I haven't been writing and it's driving me crazy.
I think as long as I tell myself that I will write in the near future, I'll be OK. It was contemplating quitting that was causing me the dissonance. Once I made the affirmation that I will start writing again, the pressure seemed to ease.
I spend a lot of time on history podcasts--but at least I'm not watching TV. I've had a long prohibition about watching TV during the daytime. I'm holding to that. I read for an hour each night just before bed, and I want to do more than that. Perhaps start reading during the afternoons. I did that a lot when I was younger.
Fortunately, I'm going back to work next week, on Sundays and Mondays. I'm looking forward to it. I've already been going in twice a week to pick up the book lists, making an order, and then going in and putting books away. That can be incorporated into my two days at work, plus an afternoon.
Sabrina informed me she's been working for me for 10 years. Rather astounding.
I'm going to settle into a new routine soon, I'm sure.
My cardiologist says he doesn't need to see me until May, and for some reason that was reassuring.

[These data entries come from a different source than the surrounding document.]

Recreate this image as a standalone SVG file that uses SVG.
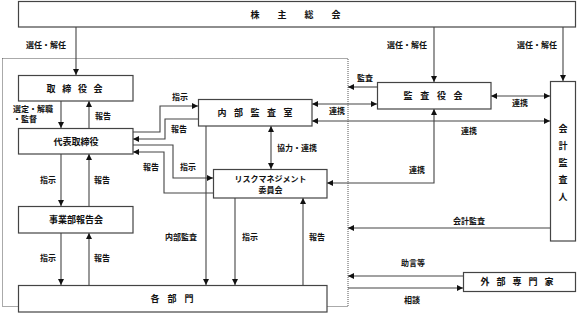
<svg xmlns="http://www.w3.org/2000/svg" width="577" height="316" viewBox="0 0 577 316">
<style>
  .bx { fill: #fff; stroke: #444; stroke-width: 1.2; }
  .ln { fill: none; stroke: #444; stroke-width: 1.1; }
  .t { font-family: "Noto Sans CJK JP", "Noto Sans CJK SC", sans-serif; font-size: 8px; font-weight: bold; fill: #111; }
  .bt { font-family: "Noto Sans CJK JP", "Noto Sans CJK SC", sans-serif; font-size: 9px; font-weight: bold; fill: #111; }
  .m { text-anchor: middle; }
</style>
<defs>
  <marker id="ah" markerUnits="userSpaceOnUse" markerWidth="7" markerHeight="7" refX="6" refY="3.5" orient="auto-start-reverse">
    <path d="M0,0.5 L6,3.5 L0,6.5 Z" fill="#111"/>
  </marker>
</defs>
<rect width="577" height="316" fill="#fff"/>
<rect x="2.5" y="58.5" width="345.5" height="248" fill="none" stroke="#555" stroke-width="1" stroke-dasharray="1,1"/>

<g id="connectors">
  <path class="ln" d="M76,27 V75" marker-end="url(#ah)"/>
  <path class="ln" d="M434,27 V82" marker-end="url(#ah)"/>
  <path class="ln" d="M563,27 V81" marker-end="url(#ah)"/>
  <path class="ln" d="M61,101 V128" marker-end="url(#ah)"/>
  <path class="ln" d="M89,128 V101" marker-end="url(#ah)"/>
  <path class="ln" d="M61,154 V206" marker-end="url(#ah)"/>
  <path class="ln" d="M89,206 V154" marker-end="url(#ah)"/>
  <path class="ln" d="M61,233 V285" marker-end="url(#ah)"/>
  <path class="ln" d="M89,285 V233" marker-end="url(#ah)"/>
  <path class="ln" d="M133,132 H160 V106 H198" marker-end="url(#ah)"/>
  <path class="ln" d="M198,119 H165 V139 H133" marker-end="url(#ah)"/>
  <path class="ln" d="M133,145 H173 V178 H213" marker-end="url(#ah)"/>
  <path class="ln" d="M213,193 H164 V152 H133" marker-end="url(#ah)"/>
  <path class="ln" d="M271,126 V169" marker-start="url(#ah)" marker-end="url(#ah)"/>
  <path class="ln" d="M206,126 V285" marker-end="url(#ah)"/>
  <path class="ln" d="M235,198 V285" marker-end="url(#ah)"/>
  <path class="ln" d="M303,285 V198" marker-end="url(#ah)"/>
  <path class="ln" d="M377,87 H348" marker-end="url(#ah)"/>
  <path class="ln" d="M312,104 H377" marker-start="url(#ah)" marker-end="url(#ah)"/>
  <path class="ln" d="M312,121 H550" marker-start="url(#ah)" marker-end="url(#ah)"/>
  <path class="ln" d="M491,96 H550" marker-start="url(#ah)" marker-end="url(#ah)"/>
  <path class="ln" d="M434,109 V183 H327" marker-start="url(#ah)" marker-end="url(#ah)"/>
  <path class="ln" d="M550,228 H348" marker-end="url(#ah)"/>
  <path class="ln" d="M463,276 H348" marker-end="url(#ah)"/>
  <path class="ln" d="M348,288 H463" marker-end="url(#ah)"/>

  <text class="t m" x="46" y="48">選任・解任</text>
  <text class="t m" x="407" y="48">選任・解任</text>
  <text class="t m" x="537" y="48">選任・解任</text>
  <text class="t" x="13" y="112">選定・解職</text>
  <text class="t" x="13" y="122">・監督</text>
  <text class="t" x="95" y="119">報告</text>
  <text class="t m" x="180" y="100">指示</text>
  <text class="t m" x="179" y="132">報告</text>
  <text class="t m" x="151" y="170">報告</text>
  <text class="t m" x="188" y="170">指示</text>
  <text class="t" x="277" y="151">協力・連携</text>
  <text class="t m" x="48" y="183">指示</text>
  <text class="t m" x="102" y="183">報告</text>
  <text class="t m" x="48" y="261">指示</text>
  <text class="t m" x="102" y="261">報告</text>
  <text class="t m" x="181" y="240">内部監査</text>
  <text class="t m" x="250" y="240">指示</text>
  <text class="t m" x="317" y="240">報告</text>
  <text class="t m" x="365" y="81">監査</text>
  <text class="t m" x="337" y="114">連携</text>
  <text class="t m" x="520" y="106">連携</text>
  <text class="t m" x="469" y="134">連携</text>
  <text class="t m" x="417" y="173">連携</text>
  <text class="t m" x="469" y="224">会計監査</text>
  <text class="t m" x="413" y="266">助言等</text>
  <text class="t m" x="412" y="303">相談</text>
</g>

<g id="kabunushi">
  <rect class="bx" x="18.5" y="1.5" width="557" height="25.5"/>
  <text class="bt" x="250.5" y="17.5" letter-spacing="18">株主総会</text>
</g>
<g id="torishimariyakukai">
  <rect class="bx" x="18.5" y="75.5" width="114.5" height="25.5"/>
  <text class="bt" x="46.5" y="91.5" letter-spacing="6.7">取締役会</text>
</g>
<g id="daihyo">
  <rect class="bx" x="18.5" y="128.5" width="114.5" height="25.5"/>
  <text class="bt m" x="76" y="144.5">代表取締役</text>
</g>
<g id="jigyobu">
  <rect class="bx" x="18.5" y="206.5" width="114.5" height="26.5"/>
  <text class="bt m" x="76" y="223">事業部報告会</text>
</g>
<g id="kakubumon">
  <rect class="bx" x="18.5" y="285.5" width="308.5" height="26.5"/>
  <text class="bt" x="150.5" y="302" letter-spacing="8">各部門</text>
</g>
<g id="naibukansa">
  <rect class="bx" x="198.5" y="99.5" width="113.5" height="26.5"/>
  <text class="bt" x="217.5" y="116" letter-spacing="7.5">内部監査室</text>
</g>
<g id="risk">
  <rect class="bx" x="213.5" y="169.5" width="113.5" height="28.5"/>
  <text class="t m" x="270.5" y="182">リスクマネジメント</text>
  <text class="t m" x="270.5" y="193">委員会</text>
</g>
<g id="kansayakukai">
  <rect class="bx" x="377.5" y="82.5" width="113.5" height="26.5"/>
  <text class="bt" x="403.5" y="99" letter-spacing="7.7">監査役会</text>
</g>
<g id="kaikeikansanin">
  <rect class="bx" x="550.5" y="81.5" width="25" height="159.5"/>
  <text class="bt m" x="563" y="131.5">会</text>
  <text class="bt m" x="563" y="148.5">計</text>
  <text class="bt m" x="563" y="165.5">監</text>
  <text class="bt m" x="563" y="182.5">査</text>
  <text class="bt m" x="563" y="199.5">人</text>
</g>
<g id="gaibusenmonka">
  <rect class="bx" x="463.5" y="272.5" width="112" height="19"/>
  <text class="bt" x="480.5" y="285" letter-spacing="7">外部専門家</text>
</g>
</svg>
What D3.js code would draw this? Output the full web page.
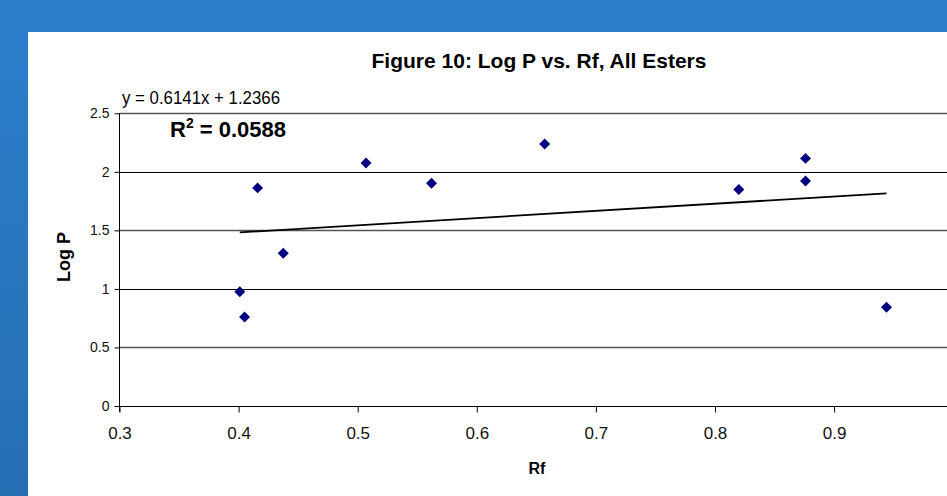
<!DOCTYPE html>
<html>
<head>
<meta charset="utf-8">
<script src="https://cdn.jsdelivr.net/npm/d3@7"></script>
<style>
    html, body { margin: 0; padding: 0; background: #fff; }
    svg { display: block; font-family: "Liberation Sans", Arial, sans-serif; }
</style>
</head>
<body>
<div id="chart"></div>
<script>
/* global d3 */
// data
var rfValues = [0.401, 0.405, 0.416, 0.4375, 0.507, 0.562, 0.657, 0.820, 0.876, 0.876, 0.944];
var logPValues = [0.976, 0.760, 1.863, 1.304, 2.075, 1.902, 2.237, 1.850, 2.115, 1.921, 0.843];
var xTicks = [0.3, 0.4, 0.5, 0.6, 0.7, 0.8, 0.9];
var yTicks = [0, 0.5, 1, 1.5, 2, 2.5];
var trendSlope = 0.6141;
var trendIntercept = 1.2366;
var rSquared = "0.0588";

(function () {
    "use strict";

    var width = 947,
        height = 496,
        plot = { left: 119.5, top: 113.3, right: 953.2, bottom: 406 },
        points = rfValues.map(function (v, i) { return { x: v, y: logPValues[i] }; }),
        xScale,
        yScale,
        svg,
        grad,
        r2,
        xMin,
        xMax;

    xScale = d3.scaleLinear().domain([0.3, 1.0]).range([plot.left, plot.right]);
    yScale = d3.scaleLinear().domain([0, 2.5]).range([plot.bottom, plot.top]);

    svg = d3.select("#chart")
        .append("svg")
        .attr("width", width)
        .attr("height", height);

    // blue frame of the slide
    grad = svg.append("defs").append("linearGradient")
        .attr("id", "side")
        .attr("x1", 0).attr("y1", 0).attr("x2", 0).attr("y2", 1);
    grad.append("stop").attr("offset", "0%").attr("stop-color", "#2b7fcc");
    grad.append("stop").attr("offset", "100%").attr("stop-color", "#266eb2");

    svg.append("rect").attr("x", 0).attr("y", 0).attr("width", 28).attr("height", height).attr("fill", "url(#side)");
    svg.append("rect").attr("x", 0).attr("y", 0).attr("width", width).attr("height", 32).attr("fill", "#2b7fcc");

    // horizontal grid lines
    svg.append("g")
        .selectAll("line")
        .data(yTicks.slice(1))
        .enter()
        .append("line")
        .attr("x1", plot.left)
        .attr("x2", width)
        .attr("y1", function (d) { return Math.round(yScale(d)) + 0.5; })
        .attr("y2", function (d) { return Math.round(yScale(d)) + 0.5; })
        .attr("stroke", function (d, i) { return i % 2 === 0 ? "#555" : "#000"; })
        .attr("stroke-width", function (d, i) { return i % 2 === 0 ? 1.4 : 1; });

    // axes
    svg.append("g")
        .attr("transform", "translate(0," + (Math.round(plot.bottom) + 0.5) + ")")
        .call(d3.axisBottom(xScale).tickValues(xTicks).tickSize(6).tickPadding(14).tickSizeOuter(0)
            .tickFormat(d3.format(".1f")))
        .call(function (g) {
            g.select(".domain").attr("d", "M" + plot.left + ",0H" + width).attr("stroke", "#000");
            g.selectAll(".tick text").attr("font-size", 17).attr("fill", "#111").attr("font-family", null);
        });

    svg.append("g")
        .attr("transform", "translate(" + plot.left + ",0)")
        .call(d3.axisLeft(yScale).tickValues(yTicks).tickSize(5).tickPadding(5).tickSizeOuter(0)
            .tickFormat(d3.format("")))
        .call(function (g) {
            g.select(".domain").attr("d", "M0," + plot.top + "V" + (plot.bottom + 6)).attr("stroke", "#000");
            g.selectAll(".tick text").attr("font-size", 14).attr("fill", "#111").attr("font-family", null);
        });

    // linear trend line over the data range
    xMin = d3.min(rfValues);
    xMax = d3.max(rfValues);
    svg.append("path")
        .datum([xMin, xMax])
        .attr("fill", "none")
        .attr("stroke", "#000")
        .attr("stroke-width", 1.8)
        .attr("d", d3.line()
            .x(function (d) { return xScale(d); })
            .y(function (d) { return yScale(trendSlope * d + trendIntercept); }));

    // data points (diamonds)
    svg.append("g")
        .selectAll("path")
        .data(points)
        .enter()
        .append("path")
        .attr("transform", function (d) { return "translate(" + xScale(d.x) + "," + yScale(d.y) + ") rotate(45)"; })
        .attr("d", d3.symbol(d3.symbolSquare, 60))
        .attr("fill", "#000080");

    // texts
    svg.append("text")
        .attr("x", 539)
        .attr("y", 68)
        .attr("text-anchor", "middle")
        .attr("font-size", 21)
        .attr("font-weight", "bold")
        .text("Figure 10: Log P vs. Rf, All Esters");

    svg.append("text")
        .attr("x", 122)
        .attr("y", 104)
        .attr("font-size", 18)
        .attr("textLength", 158)
        .attr("lengthAdjust", "spacingAndGlyphs")
        .text("y = " + trendSlope + "x + " + trendIntercept);

    r2 = svg.append("text")
        .attr("x", 170)
        .attr("y", 137)
        .attr("font-size", 22)
        .attr("font-weight", "bold");
    r2.append("tspan").text("R");
    r2.append("tspan").attr("dy", -9).attr("font-size", 14).text("2");
    r2.append("tspan").attr("dy", 9).text(" = " + rSquared);

    svg.append("text")
        .attr("x", 537)
        .attr("y", 474)
        .attr("text-anchor", "middle")
        .attr("font-size", 16)
        .attr("font-weight", "bold")
        .text("Rf");

    svg.append("text")
        .attr("transform", "translate(70,257) rotate(-90)")
        .attr("text-anchor", "middle")
        .attr("font-size", 18)
        .attr("font-weight", "bold")
        .text("Log P");
}());
</script>
</body>
</html>
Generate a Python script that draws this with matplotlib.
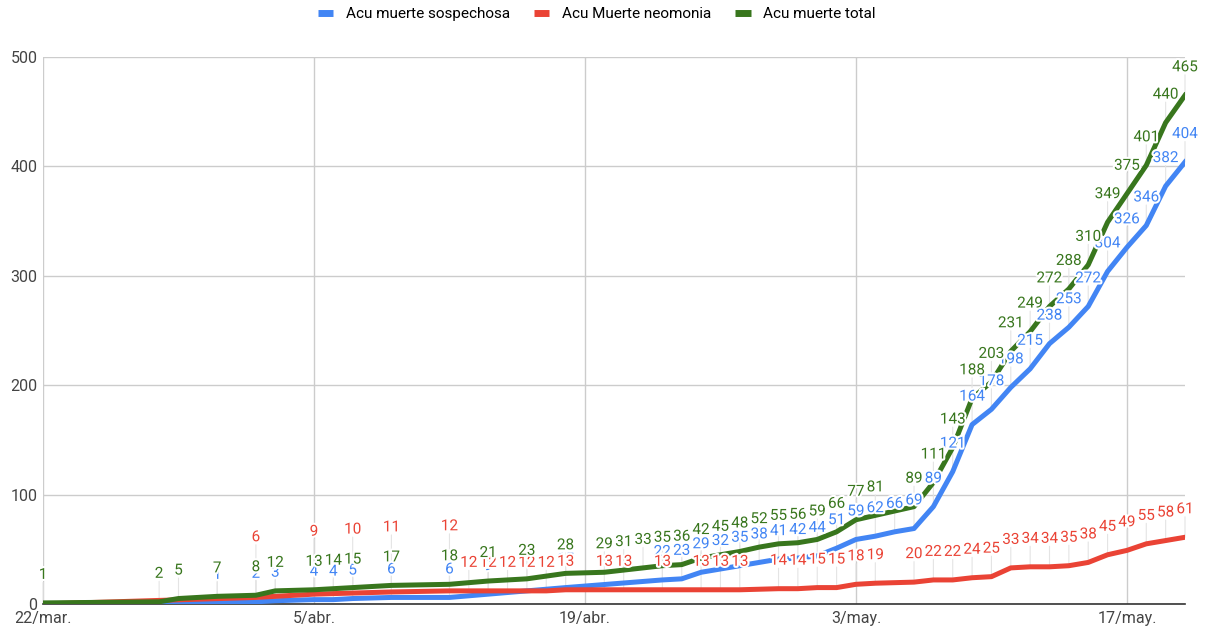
#!/usr/bin/env python3
import pandas as pd
import matplotlib

matplotlib.use("Agg")
import matplotlib.pyplot as plt
import matplotlib.dates as mdates
import matplotlib.patheffects as pe
from matplotlib.lines import Line2D

N = None

# one entry per day, 22/mar -> 20/may (None = no value shown that day)
fechas = pd.date_range("2020-03-22", "2020-05-20", freq="D")

sospechosa = [0, N, N, N, N, N, N, N, N, 1,
              N, 2, 3, N, 4, 4, 5, N, 6, N,
              N, 6, N, 9, N, N, N, 15, N, N,
              N, N, 22, 23, 29, 32, 35, 38, 41, 42,
              44, 51, 59, 62, 66, 69, 89, 121, 164, 178,
              198, 215, 238, 253, 272, 304, 326, 346, 382, 404]

neumonia = [0, N, N, N, N, N, N, N, N, N,
            N, 6, N, N, 9, N, 10, N, 11, N,
            N, 12, 12, 12, 12, 12, 12, 13, N, 13,
            13, N, 13, N, 13, 13, 13, N, 14, 14,
            15, 15, 18, 19, N, 20, 22, 22, 24, 25,
            33, 34, 34, 35, 38, 45, 49, 55, 58, 61]

total = [1, N, N, N, N, N, 2, 5, N, 7,
         N, 8, 12, N, 13, 14, 15, N, 17, N,
         N, 18, N, 21, N, 23, N, 28, N, 29,
         31, 33, 35, 36, 42, 45, 48, 52, 55, 56,
         59, 66, 77, 81, N, 89, 111, 143, 188, 203,
         231, 249, 272, 288, 310, 349, 375, 401, 440, 465]

nombres = ["Acu muerte sospechosa", "Acu Muerte neomonia", "Acu muerte total"]
colores = ["#4285F4", "#EA4335", "#38761D"]
xtick_labels = ["22/mar.", "5/abr.", "19/abr.", "3/may.", "17/may."]

plt.rcParams["font.family"] = ["Roboto", "DejaVu Sans"]

PX = 72 / 100  # points per pixel at dpi 100


def valid(vals):
    xs = [mdates.date2num(f) for f, v in zip(fechas, vals) if v is not None]
    ys = [v for v in vals if v is not None]
    return xs, ys


def place_labels(ax, vals, color, zorder, taken, push=False):
    """Writes value labels 28 px above each point, pushing up on collisions."""
    xs, ys = valid(vals)
    for xd, v in zip(xs, ys):
        if v == 0:
            continue
        px, py = ax.transData.transform((xd, v))
        w = 8.6 * len(str(v))
        h = 11
        dy = 28.0
        if push:
            moved = True
            while moved:
                moved = False
                for bx, by, bw in taken:
                    ox = min(px + w / 2, bx + bw / 2) - max(px - w / 2, bx - bw / 2)
                    oy = h - abs(py + dy - by)
                    if ox > 0 and oy > 0.35 * h:
                        dy = by + 30 - py
                        moved = True
        taken.append((px, py + dy, w))
        # leader line from the point to the label
        ax.annotate("", xy=(xd, v), xytext=(0, (dy - h / 2 - 2) * PX),
                    textcoords="offset points",
                    arrowprops=dict(arrowstyle="-", color="#e4e4e4", lw=0.8,
                                    shrinkA=0, shrinkB=0),
                    zorder=1)
        ax.annotate(str(v), xy=(xd, v), xytext=(0, dy * PX),
                    textcoords="offset points", ha="center", va="center",
                    fontsize=11, color=color, zorder=zorder,
                    path_effects=[pe.withStroke(linewidth=3, foreground="white")])


fig = plt.figure(figsize=(12.08, 6.3), dpi=100)
ax = fig.add_axes([43 / 1208, 26 / 630, (1185 - 43) / 1208, (604 - 57) / 630])

ax.set_xlim(mdates.date2num(fechas[0]), mdates.date2num(fechas[-1]))
ax.set_ylim(0, 500)
ax.set_autoscale_on(False)

for vals, col, z in zip([sospechosa, neumonia, total], colores, [3, 4, 5]):
    xs, ys = valid(vals)
    ax.plot(xs, ys, color=col, lw=3.6, zorder=z, solid_joinstyle="round")

taken = []
place_labels(ax, total, colores[2], 9, taken)
place_labels(ax, neumonia, colores[1], 8, taken, push=True)
place_labels(ax, sospechosa, colores[0], 7, [])

ax.set_xticks([mdates.date2num(f) for f in fechas[::14]])
ax.set_xticklabels(xtick_labels)
ax.set_yticks(range(0, 501, 100))
ax.grid(True, color="#cccccc", lw=1)
ax.set_axisbelow(True)
for s in ["top", "right", "left"]:
    ax.spines[s].set_visible(False)
ax.spines["bottom"].set_color("#333333")
ax.spines["bottom"].set_linewidth(1.2)
ax.tick_params(length=0, labelsize=11.5, colors="#444444")
ax.tick_params(axis="y", pad=4)
ax.tick_params(axis="x", pad=5)

handles = [Line2D([], [], color=c, lw=5, solid_capstyle="butt") for c in colores]
fig.legend(handles, nombres, loc="center", bbox_to_anchor=(0.494, 0.978),
           ncol=3, frameon=False, fontsize=11, handlelength=1.0,
           handletextpad=0.8, columnspacing=1.6)

plt.savefig("out.png", dpi=100)
plt.close()
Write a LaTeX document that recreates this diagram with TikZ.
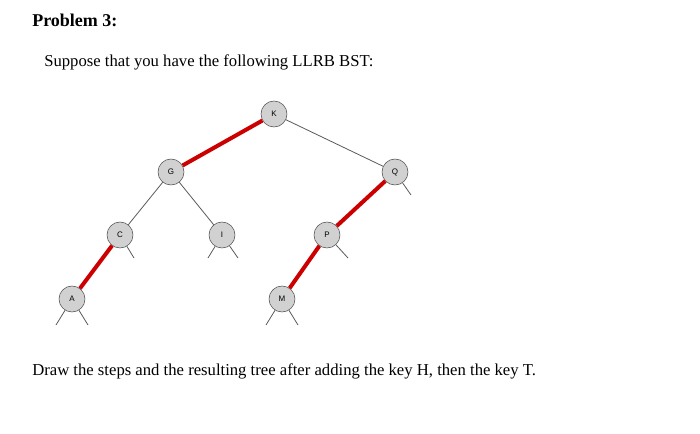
\documentclass[tikz,border=0pt]{standalone}
\usepackage{fontspec}
\setmainfont{Liberation Serif}
\newfontfamily\nodefont{Liberation Sans}
\begin{document}
\begin{tikzpicture}[x=0.75pt,y=-0.75pt,
  nd/.style={circle,draw=black!70,fill=black!18,minimum size=19.5pt,inner sep=0pt,font=\nodefont\fontsize{6}{6}\selectfont},
  blk/.style={draw=black!65,line width=0.6pt},
  red/.style={draw=red!80!black,line width=3pt},
  txt/.style={anchor=west,inner sep=0pt,font=\fontsize{12.5}{14}\selectfont}]
\useasboundingbox (0,0) rectangle (700,433);
\node[txt,font=\bfseries\fontsize{13.5}{15}\selectfont] (t1) at (32,20) {Problem 3:};
\node[txt] (t2) at (44,62) {Suppose that you have the following LLRB BST:};
\node[txt] (t3) at (32,371) {Draw the steps and the resulting tree after adding the key H, then the key T.};
\node[nd] (K) at (274,114) {K};
\node[nd] (G) at (171,172) {G};
\node[nd] (Q) at (395,172) {Q};
\node[nd] (C) at (120,235) {C};
\node[nd] (I) at (222,235) {I};
\node[nd] (P) at (327,235) {P};
\node[nd] (A) at (72,299) {A};
\node[nd] (M) at (282,299) {M};
\coordinate (qr) at (411,195);
\coordinate (cr) at (134,258);
\coordinate (il) at (208,258);
\coordinate (ir) at (238,258);
\coordinate (pr) at (348,258);
\coordinate (al) at (56,325);
\coordinate (ar) at (88,325);
\coordinate (ml) at (266,325);
\coordinate (mr) at (298,325);
\begin{scope}[on background layer/.style={}]
\draw[red] (K) -- (G);
\draw[blk] (K) -- (Q);
\draw[blk] (G) -- (C);
\draw[blk] (G) -- (I);
\draw[red] (Q) -- (P);
\draw[red] (C) -- (A);
\draw[red] (P) -- (M);
\draw[blk] (Q) -- (qr);
\draw[blk] (C) -- (cr);
\draw[blk] (I) -- (il);
\draw[blk] (I) -- (ir);
\draw[blk] (P) -- (pr);
\draw[blk] (A) -- (al);
\draw[blk] (A) -- (ar);
\draw[blk] (M) -- (ml);
\draw[blk] (M) -- (mr);
\end{scope}
\end{tikzpicture}
\end{document}
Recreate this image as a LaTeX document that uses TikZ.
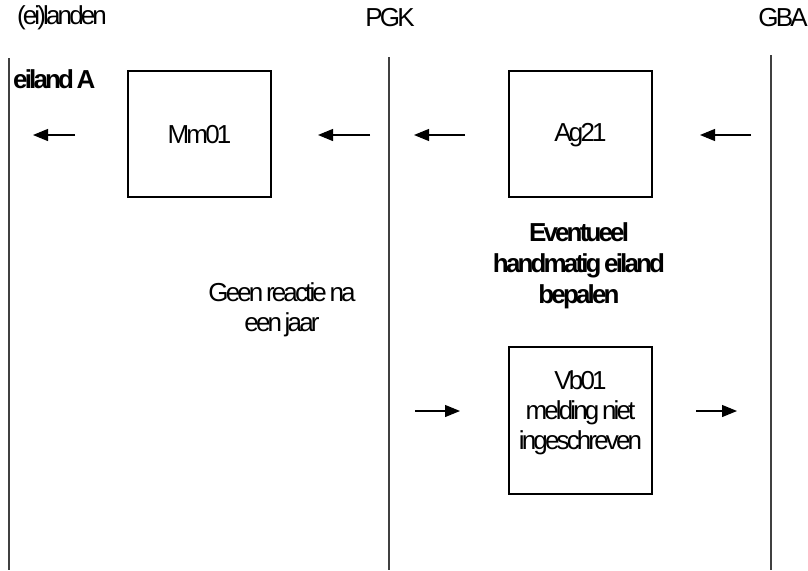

It's just the new normal, same as the old normal, plus a 2% chance of a reoccurrence. It's been seven months and I'm finally coming to the conclusion that not that much has changed. That something could happen at my age was always a given.
I've found a few new places to walk, and I've been doing some exploring.
Still waiting for word on BookBub. I'm trying not to get my hopes up. It was always a long shot.